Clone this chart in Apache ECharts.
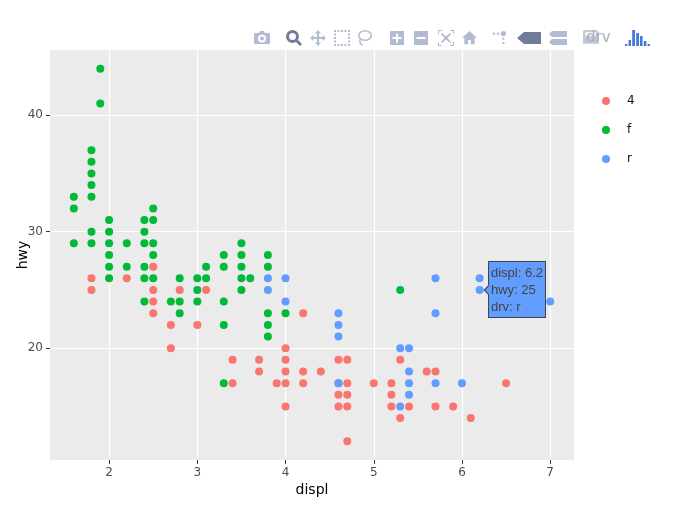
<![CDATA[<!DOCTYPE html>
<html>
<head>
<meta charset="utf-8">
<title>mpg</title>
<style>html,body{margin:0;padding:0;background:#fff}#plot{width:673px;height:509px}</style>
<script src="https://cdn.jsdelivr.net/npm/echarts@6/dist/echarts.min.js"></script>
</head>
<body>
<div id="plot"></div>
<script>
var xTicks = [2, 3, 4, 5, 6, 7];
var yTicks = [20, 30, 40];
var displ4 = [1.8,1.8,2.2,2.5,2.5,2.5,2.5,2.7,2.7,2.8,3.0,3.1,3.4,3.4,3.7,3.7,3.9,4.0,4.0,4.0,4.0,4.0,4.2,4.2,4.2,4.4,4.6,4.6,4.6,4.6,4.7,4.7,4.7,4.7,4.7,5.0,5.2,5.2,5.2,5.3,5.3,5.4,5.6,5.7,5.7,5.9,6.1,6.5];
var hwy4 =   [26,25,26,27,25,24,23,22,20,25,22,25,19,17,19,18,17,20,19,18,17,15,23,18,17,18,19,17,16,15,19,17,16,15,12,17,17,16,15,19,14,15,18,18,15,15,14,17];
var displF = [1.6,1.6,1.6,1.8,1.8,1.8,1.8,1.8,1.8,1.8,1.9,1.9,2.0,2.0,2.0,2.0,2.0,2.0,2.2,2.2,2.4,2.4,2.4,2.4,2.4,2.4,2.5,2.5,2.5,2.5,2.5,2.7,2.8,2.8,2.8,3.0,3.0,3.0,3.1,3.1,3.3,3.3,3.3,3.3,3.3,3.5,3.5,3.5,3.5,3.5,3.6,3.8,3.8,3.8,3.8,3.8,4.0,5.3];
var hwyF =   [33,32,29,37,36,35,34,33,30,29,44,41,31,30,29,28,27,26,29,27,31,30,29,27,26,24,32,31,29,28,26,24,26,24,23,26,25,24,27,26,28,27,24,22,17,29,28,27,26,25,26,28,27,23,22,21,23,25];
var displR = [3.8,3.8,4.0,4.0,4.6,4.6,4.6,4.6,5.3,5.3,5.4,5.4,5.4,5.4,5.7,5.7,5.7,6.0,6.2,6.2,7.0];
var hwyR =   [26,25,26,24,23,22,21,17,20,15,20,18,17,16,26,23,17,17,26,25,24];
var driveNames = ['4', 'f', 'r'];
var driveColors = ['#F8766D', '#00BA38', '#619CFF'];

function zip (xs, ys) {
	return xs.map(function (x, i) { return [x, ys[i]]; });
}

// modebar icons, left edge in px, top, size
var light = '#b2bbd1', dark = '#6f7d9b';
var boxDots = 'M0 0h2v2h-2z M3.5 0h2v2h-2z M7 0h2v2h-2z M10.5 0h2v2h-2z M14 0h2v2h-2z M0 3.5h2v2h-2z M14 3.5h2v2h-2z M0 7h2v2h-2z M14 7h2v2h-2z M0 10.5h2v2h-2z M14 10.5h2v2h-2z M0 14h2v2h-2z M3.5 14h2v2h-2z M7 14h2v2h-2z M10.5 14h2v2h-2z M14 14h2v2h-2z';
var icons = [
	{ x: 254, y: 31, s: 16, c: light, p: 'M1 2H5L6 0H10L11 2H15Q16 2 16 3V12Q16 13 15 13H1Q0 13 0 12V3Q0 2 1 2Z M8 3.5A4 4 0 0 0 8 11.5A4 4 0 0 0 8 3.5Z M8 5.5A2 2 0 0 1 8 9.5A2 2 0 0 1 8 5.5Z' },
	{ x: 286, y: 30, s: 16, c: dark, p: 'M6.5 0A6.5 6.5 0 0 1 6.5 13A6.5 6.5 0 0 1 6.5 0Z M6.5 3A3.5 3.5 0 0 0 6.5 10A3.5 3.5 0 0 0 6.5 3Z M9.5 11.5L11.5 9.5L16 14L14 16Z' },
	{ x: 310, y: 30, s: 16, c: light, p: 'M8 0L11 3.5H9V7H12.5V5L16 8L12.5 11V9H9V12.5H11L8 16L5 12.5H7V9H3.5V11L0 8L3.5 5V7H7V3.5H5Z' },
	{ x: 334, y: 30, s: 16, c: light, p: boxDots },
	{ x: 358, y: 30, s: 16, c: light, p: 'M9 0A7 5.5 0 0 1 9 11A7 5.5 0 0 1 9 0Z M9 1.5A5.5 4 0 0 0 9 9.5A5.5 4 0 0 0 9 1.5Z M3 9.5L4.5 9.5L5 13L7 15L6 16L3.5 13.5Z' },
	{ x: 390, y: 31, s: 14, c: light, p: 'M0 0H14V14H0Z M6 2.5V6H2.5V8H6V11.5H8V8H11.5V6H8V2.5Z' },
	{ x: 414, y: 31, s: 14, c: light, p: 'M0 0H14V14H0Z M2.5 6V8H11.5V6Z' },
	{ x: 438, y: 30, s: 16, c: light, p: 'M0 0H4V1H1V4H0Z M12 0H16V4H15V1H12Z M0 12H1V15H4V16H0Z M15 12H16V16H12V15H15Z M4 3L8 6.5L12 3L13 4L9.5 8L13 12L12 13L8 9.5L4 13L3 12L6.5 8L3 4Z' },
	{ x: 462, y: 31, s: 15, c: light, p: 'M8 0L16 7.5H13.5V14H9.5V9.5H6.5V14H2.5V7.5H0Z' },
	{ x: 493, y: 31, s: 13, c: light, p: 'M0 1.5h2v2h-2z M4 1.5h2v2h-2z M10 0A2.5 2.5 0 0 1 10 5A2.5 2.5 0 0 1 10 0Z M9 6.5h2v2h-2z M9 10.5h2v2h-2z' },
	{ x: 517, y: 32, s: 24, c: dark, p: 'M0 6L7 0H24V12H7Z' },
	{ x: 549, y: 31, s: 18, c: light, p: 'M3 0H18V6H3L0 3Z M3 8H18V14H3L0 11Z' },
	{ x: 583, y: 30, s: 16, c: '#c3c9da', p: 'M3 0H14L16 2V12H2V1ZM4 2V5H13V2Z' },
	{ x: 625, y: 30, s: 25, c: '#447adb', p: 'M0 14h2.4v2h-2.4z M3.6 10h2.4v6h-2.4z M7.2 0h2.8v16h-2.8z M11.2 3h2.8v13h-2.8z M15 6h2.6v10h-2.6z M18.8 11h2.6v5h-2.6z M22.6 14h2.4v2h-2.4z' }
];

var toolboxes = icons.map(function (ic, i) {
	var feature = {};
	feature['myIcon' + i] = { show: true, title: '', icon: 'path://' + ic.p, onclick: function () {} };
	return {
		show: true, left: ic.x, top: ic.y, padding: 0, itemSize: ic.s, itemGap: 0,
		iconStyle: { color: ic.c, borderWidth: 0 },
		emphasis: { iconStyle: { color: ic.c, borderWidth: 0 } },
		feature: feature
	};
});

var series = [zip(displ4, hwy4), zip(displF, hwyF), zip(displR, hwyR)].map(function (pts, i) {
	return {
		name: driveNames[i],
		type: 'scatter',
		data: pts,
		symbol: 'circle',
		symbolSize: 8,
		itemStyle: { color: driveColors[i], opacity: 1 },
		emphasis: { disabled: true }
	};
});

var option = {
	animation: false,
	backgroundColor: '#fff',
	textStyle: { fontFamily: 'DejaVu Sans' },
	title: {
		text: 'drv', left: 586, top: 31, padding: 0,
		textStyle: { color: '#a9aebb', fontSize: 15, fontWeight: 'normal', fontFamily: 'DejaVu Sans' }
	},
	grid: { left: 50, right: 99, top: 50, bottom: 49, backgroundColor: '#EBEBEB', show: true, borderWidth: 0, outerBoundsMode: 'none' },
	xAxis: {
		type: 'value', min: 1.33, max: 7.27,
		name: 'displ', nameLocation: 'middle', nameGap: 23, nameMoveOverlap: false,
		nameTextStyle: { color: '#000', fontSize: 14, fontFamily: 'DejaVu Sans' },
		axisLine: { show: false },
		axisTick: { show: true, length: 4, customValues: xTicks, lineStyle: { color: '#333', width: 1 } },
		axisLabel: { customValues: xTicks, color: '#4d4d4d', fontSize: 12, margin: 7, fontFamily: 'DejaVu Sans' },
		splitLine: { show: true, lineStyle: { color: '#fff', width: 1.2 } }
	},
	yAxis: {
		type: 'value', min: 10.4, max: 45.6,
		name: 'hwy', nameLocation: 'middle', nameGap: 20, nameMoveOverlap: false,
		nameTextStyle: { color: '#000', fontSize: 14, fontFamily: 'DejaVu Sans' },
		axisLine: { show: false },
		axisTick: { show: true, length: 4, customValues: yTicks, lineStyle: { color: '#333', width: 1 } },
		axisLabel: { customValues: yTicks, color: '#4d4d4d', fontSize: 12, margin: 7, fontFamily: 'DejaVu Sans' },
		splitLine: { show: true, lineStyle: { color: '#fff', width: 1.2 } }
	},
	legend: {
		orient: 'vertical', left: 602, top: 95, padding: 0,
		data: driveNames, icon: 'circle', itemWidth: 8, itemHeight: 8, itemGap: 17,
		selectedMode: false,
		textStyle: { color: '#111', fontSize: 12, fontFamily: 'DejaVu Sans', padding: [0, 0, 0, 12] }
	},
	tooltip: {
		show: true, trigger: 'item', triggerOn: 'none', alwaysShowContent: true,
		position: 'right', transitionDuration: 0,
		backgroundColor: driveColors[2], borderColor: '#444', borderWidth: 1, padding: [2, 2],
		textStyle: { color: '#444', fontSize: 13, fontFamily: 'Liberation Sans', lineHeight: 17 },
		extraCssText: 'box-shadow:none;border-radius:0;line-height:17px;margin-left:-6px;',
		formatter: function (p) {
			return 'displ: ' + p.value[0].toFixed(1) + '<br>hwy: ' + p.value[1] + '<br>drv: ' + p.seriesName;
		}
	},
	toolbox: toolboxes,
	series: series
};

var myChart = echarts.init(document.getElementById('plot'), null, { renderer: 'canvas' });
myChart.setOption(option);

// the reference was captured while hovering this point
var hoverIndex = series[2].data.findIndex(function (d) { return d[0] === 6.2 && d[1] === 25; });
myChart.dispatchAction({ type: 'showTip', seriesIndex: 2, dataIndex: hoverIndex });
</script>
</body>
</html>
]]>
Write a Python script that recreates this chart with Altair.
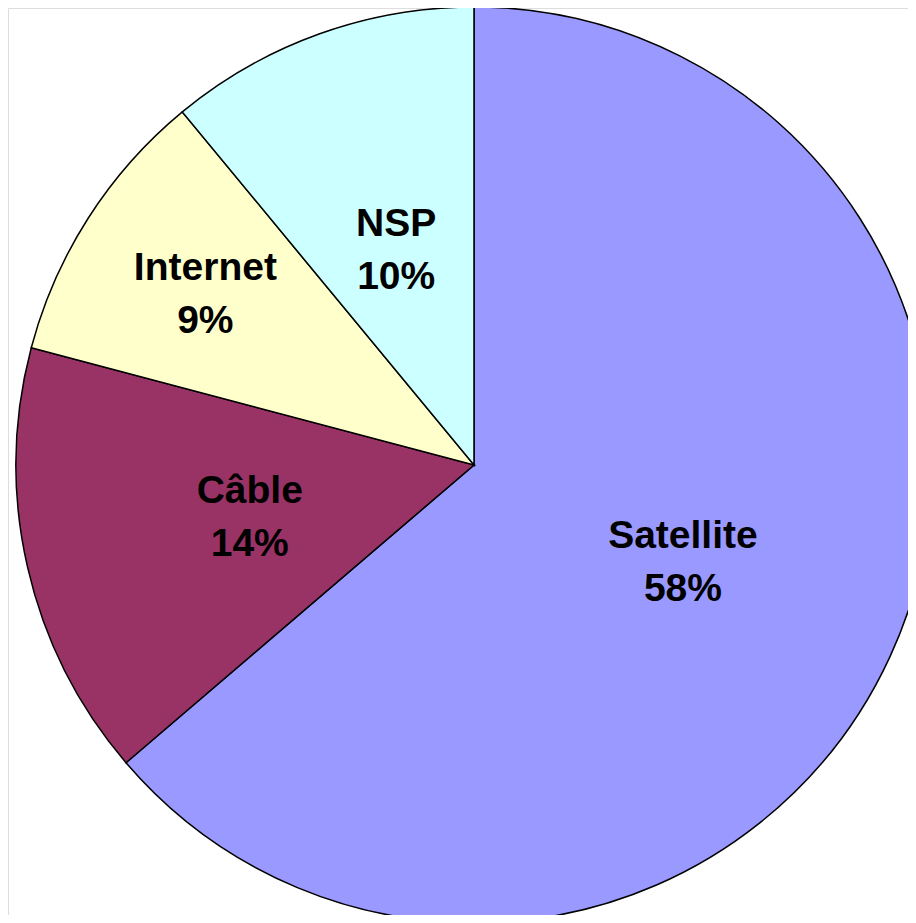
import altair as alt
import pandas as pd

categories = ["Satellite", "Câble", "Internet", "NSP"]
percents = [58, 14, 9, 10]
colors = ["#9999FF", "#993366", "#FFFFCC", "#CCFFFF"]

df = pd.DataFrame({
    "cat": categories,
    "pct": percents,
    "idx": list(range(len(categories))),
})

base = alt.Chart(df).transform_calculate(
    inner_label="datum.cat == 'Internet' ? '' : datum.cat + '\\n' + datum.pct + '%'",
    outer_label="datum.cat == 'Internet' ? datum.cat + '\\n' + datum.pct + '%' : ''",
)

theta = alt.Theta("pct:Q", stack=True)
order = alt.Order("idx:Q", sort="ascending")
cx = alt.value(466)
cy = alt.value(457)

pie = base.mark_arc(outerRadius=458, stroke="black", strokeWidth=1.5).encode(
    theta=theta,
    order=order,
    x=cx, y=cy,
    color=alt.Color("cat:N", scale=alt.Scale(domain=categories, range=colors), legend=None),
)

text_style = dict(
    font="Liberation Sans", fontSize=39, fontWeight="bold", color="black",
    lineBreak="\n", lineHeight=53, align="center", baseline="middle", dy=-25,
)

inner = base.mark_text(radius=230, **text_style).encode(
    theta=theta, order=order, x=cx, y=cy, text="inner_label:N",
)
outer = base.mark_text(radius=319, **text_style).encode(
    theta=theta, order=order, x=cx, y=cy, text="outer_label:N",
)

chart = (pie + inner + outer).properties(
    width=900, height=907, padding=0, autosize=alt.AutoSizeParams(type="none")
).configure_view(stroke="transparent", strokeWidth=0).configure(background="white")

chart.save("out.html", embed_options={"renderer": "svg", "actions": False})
■ ■ ■ ■ ■
## Short task
Leave out the pictures, and copy only the lines from the one holding "Write a Python" through the one holding "cy = alt.value(457)", exactly as written.

## Reply
Write a Python script that recreates this chart with Altair.
import altair as alt
import pandas as pd

categories = ["Satellite", "Câble", "Internet", "NSP"]
percents = [58, 14, 9, 10]
colors = ["#9999FF", "#993366", "#FFFFCC", "#CCFFFF"]

df = pd.DataFrame({
    "cat": categories,
    "pct": percents,
    "idx": list(range(len(categories))),
})

base = alt.Chart(df).transform_calculate(
    inner_label="datum.cat == 'Internet' ? '' : datum.cat + '\\n' + datum.pct + '%'",
    outer_label="datum.cat == 'Internet' ? datum.cat + '\\n' + datum.pct + '%' : ''",
)

theta = alt.Theta("pct:Q", stack=True)
order = alt.Order("idx:Q", sort="ascending")
cx = alt.value(466)
cy = alt.value(457)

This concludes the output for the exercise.